— Task objective —
In the records below, find the line that contains "Output the Python" and the line that contains "import plotly.graph_objects as go"; write out exactly those two lines and everything between them, without the pictures.

— Records to process —

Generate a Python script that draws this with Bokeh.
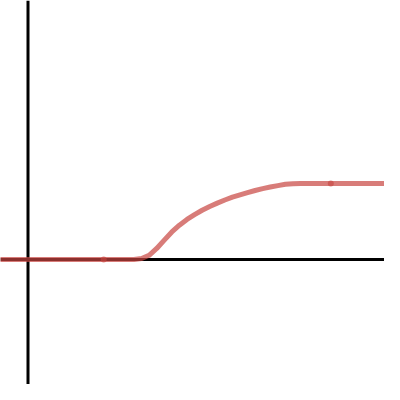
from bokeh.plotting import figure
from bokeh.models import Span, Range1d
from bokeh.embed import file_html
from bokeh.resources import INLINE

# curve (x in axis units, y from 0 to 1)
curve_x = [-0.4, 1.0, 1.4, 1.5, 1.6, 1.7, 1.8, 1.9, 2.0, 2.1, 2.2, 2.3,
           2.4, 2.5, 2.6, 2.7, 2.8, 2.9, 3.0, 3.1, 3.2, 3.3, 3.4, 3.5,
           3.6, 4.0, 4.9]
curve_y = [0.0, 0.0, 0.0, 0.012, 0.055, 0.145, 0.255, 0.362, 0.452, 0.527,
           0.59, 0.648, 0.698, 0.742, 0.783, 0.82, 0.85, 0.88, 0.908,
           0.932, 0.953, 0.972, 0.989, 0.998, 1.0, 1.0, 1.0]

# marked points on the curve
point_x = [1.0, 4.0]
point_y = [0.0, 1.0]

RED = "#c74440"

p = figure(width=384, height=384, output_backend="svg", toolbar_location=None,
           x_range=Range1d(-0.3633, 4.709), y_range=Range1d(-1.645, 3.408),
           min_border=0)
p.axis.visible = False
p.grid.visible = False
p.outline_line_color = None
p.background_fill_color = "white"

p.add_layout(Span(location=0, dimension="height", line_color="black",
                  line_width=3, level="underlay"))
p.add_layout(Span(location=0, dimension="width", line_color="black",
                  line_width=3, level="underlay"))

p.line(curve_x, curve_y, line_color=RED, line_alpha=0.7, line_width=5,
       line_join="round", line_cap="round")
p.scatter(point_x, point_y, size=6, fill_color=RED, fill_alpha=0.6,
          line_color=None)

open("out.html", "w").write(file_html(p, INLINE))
* * *
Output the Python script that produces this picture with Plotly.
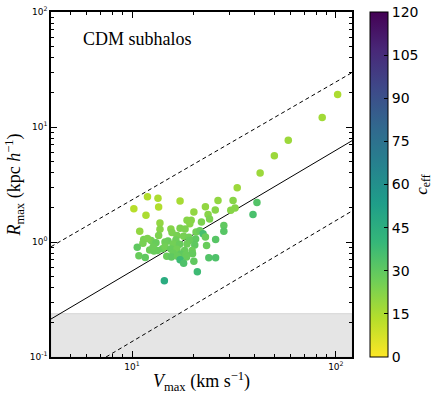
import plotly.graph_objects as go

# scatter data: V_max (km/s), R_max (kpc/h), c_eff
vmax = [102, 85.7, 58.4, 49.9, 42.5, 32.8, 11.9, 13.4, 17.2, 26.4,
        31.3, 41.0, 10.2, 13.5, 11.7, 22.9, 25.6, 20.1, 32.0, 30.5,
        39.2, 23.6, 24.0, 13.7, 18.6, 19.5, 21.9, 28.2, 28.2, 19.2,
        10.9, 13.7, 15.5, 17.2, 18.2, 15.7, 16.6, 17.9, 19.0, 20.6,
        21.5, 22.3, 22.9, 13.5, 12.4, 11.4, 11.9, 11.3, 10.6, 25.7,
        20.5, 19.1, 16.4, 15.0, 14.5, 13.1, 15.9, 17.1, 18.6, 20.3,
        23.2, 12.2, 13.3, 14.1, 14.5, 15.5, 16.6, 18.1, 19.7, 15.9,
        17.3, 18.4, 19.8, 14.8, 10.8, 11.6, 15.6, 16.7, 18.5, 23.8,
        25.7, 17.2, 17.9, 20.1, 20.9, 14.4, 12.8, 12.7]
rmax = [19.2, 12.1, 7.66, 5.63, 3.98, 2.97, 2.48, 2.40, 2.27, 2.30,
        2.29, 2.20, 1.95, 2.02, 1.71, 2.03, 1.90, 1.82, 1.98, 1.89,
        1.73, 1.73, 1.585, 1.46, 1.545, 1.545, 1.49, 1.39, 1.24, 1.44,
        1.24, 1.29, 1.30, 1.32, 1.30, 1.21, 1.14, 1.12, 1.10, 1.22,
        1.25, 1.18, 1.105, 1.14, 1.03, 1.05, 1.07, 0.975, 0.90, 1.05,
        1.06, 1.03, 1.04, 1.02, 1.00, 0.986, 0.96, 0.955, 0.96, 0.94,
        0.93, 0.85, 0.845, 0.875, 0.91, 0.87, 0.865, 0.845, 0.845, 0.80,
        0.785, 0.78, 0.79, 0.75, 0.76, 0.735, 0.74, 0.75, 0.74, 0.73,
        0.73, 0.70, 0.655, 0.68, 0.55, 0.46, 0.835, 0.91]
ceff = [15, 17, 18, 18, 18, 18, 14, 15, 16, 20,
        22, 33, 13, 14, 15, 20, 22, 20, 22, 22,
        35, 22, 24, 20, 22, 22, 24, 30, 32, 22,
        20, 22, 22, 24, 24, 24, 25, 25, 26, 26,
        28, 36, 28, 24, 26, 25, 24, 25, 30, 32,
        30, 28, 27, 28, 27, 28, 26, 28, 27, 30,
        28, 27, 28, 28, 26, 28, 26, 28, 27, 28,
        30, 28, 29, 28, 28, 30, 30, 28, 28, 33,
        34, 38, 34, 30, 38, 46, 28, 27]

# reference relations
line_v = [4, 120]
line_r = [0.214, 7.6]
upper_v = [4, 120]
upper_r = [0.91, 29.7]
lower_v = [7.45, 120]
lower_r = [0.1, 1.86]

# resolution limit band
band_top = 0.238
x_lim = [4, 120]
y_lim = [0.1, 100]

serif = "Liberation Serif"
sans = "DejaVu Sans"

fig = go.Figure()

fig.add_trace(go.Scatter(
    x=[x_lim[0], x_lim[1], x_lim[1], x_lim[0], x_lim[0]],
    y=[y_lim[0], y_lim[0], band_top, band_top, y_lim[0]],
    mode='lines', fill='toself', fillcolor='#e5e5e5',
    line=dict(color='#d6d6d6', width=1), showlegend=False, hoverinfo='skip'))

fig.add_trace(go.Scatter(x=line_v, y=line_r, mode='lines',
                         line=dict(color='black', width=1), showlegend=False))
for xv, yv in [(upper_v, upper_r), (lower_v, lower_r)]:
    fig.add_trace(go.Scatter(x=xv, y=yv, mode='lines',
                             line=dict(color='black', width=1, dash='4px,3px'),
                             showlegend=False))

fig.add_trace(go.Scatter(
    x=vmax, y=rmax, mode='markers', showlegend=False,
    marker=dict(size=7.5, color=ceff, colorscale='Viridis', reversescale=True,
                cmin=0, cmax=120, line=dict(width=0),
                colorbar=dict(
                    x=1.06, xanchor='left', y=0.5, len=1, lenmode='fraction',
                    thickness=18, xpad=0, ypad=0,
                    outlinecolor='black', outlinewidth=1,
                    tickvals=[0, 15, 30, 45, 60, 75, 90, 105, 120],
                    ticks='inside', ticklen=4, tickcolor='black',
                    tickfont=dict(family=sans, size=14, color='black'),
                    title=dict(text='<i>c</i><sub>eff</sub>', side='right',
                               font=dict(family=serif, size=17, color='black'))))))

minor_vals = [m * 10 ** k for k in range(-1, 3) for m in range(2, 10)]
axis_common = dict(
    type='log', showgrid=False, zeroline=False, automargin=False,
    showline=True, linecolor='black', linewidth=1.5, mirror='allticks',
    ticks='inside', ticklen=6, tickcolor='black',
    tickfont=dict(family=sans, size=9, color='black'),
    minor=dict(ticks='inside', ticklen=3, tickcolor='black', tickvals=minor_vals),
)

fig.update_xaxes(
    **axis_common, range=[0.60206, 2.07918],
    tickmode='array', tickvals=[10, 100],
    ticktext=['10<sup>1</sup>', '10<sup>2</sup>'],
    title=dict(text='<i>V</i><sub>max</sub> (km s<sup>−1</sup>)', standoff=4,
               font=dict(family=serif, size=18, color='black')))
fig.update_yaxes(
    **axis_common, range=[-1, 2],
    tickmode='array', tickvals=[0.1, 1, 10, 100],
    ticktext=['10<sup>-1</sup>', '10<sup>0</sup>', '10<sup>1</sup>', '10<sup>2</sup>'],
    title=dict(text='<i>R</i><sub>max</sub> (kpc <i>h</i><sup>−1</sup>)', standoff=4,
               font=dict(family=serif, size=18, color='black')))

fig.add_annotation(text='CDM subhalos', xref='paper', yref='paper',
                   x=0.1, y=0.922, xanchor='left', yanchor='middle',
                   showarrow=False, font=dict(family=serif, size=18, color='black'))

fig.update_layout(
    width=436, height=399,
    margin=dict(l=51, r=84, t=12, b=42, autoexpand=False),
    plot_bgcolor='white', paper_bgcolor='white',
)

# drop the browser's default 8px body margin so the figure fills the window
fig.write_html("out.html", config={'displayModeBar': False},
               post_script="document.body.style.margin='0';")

— Task solution —
Output the Python script that produces this picture with Plotly.
import plotly.graph_objects as go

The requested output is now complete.